RECORD EXCERPTS:
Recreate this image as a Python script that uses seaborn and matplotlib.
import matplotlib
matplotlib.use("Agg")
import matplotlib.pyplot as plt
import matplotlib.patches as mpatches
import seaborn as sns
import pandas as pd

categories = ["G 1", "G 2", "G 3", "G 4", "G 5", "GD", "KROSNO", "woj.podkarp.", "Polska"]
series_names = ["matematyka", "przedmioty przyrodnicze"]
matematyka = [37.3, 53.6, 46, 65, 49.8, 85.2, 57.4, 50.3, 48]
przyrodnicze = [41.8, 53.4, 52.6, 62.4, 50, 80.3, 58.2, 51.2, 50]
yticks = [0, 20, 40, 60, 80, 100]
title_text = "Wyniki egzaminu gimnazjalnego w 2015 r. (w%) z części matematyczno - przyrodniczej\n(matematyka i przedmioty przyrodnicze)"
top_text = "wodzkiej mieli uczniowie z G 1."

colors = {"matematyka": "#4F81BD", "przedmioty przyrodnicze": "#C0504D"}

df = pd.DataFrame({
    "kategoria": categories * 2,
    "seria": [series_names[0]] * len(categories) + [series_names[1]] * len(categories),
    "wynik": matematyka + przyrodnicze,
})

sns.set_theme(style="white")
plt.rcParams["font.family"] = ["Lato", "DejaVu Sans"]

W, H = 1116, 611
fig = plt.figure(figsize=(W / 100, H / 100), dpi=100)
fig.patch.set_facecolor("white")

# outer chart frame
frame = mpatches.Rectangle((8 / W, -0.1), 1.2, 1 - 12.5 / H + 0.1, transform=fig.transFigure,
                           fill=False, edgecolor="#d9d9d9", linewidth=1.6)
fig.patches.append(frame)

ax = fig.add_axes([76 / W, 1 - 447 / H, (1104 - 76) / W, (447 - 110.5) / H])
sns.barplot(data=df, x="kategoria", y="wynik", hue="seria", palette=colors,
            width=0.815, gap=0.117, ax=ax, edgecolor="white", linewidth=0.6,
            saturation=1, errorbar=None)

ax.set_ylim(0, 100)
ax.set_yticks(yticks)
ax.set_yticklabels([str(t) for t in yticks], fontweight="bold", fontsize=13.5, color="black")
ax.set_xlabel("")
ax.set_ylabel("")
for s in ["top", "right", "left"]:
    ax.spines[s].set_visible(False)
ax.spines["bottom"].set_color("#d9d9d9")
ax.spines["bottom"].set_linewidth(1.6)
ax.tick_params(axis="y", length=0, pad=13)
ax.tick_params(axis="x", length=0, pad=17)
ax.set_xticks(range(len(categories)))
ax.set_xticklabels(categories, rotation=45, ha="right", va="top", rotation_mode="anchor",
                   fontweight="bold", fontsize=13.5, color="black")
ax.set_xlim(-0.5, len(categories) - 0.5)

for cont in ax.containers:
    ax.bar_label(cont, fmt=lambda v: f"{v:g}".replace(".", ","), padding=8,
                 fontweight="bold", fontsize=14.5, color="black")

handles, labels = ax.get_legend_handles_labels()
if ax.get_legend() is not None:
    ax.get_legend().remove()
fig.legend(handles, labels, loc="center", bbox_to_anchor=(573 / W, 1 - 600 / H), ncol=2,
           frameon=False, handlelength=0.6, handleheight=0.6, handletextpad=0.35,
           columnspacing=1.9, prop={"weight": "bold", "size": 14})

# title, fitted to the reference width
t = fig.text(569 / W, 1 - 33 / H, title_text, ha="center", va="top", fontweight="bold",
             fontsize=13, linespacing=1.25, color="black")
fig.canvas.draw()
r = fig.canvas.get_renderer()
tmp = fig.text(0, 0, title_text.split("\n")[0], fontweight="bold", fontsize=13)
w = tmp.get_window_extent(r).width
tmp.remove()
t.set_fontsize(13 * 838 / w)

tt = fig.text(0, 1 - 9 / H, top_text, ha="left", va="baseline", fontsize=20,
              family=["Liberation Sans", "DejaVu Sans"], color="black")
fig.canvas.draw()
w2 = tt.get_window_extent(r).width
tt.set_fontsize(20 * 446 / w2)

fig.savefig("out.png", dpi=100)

==

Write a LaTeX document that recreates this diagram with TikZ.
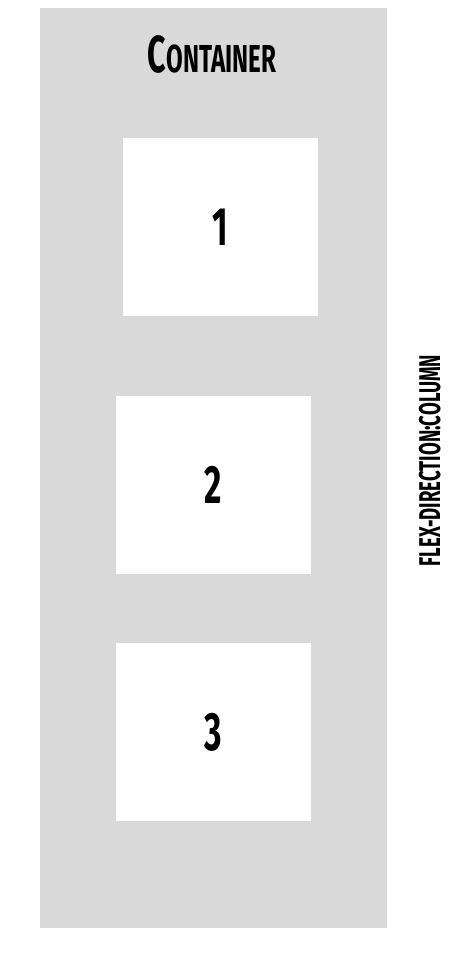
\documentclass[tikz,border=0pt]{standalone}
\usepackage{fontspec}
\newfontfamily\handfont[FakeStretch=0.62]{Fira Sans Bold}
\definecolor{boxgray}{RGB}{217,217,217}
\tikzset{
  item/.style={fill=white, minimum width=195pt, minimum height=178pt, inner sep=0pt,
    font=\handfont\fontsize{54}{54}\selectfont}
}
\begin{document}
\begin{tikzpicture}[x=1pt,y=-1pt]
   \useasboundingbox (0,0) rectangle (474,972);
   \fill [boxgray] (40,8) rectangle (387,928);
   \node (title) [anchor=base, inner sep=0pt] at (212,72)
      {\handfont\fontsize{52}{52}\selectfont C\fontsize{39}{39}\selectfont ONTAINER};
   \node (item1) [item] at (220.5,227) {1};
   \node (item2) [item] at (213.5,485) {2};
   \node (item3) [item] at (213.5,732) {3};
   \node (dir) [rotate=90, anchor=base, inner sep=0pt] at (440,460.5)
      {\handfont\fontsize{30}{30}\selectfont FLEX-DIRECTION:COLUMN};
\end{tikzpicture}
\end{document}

...

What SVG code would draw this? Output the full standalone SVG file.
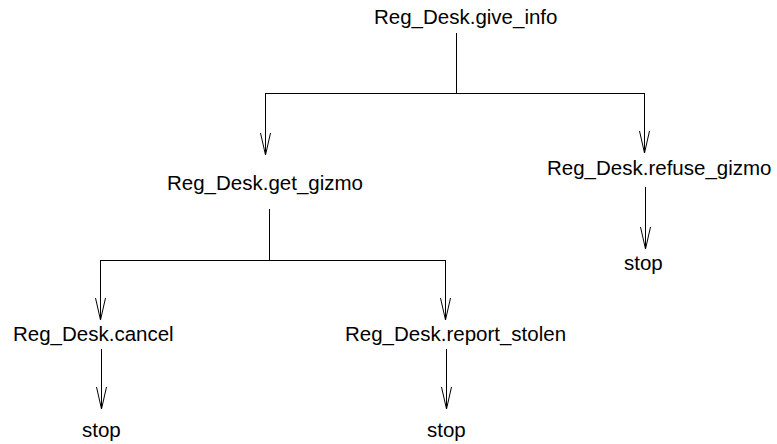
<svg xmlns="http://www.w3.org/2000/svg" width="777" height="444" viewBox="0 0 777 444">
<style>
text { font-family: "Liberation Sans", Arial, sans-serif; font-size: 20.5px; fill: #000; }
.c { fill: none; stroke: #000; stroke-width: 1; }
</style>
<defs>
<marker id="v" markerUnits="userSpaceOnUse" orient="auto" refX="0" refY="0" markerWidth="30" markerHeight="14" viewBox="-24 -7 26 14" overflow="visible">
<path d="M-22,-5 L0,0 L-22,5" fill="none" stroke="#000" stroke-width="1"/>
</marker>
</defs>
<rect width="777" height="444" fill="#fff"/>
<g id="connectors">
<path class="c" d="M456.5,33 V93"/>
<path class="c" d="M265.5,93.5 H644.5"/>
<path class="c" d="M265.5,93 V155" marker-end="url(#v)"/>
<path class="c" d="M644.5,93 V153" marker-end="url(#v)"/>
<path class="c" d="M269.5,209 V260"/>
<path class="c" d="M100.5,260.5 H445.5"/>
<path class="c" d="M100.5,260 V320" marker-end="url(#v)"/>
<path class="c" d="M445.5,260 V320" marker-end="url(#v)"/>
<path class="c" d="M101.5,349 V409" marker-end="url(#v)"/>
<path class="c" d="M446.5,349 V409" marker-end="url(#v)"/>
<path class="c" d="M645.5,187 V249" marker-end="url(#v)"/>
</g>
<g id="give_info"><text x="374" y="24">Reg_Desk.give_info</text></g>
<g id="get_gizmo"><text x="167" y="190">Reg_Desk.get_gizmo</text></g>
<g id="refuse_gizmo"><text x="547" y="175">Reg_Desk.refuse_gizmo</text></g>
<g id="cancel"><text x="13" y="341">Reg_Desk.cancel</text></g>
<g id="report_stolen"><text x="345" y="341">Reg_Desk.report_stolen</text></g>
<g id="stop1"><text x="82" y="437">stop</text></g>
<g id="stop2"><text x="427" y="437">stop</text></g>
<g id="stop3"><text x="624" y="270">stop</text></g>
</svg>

WORK REQUIRED: Out of the records, collect only those lines that contain the string "matplotlib".

EXERCISE RESPONSE:
Recreate this image as a Python script that uses seaborn and matplotlib.
import matplotlib
matplotlib.use("Agg")
import matplotlib.pyplot as plt
import matplotlib.patches as mpatches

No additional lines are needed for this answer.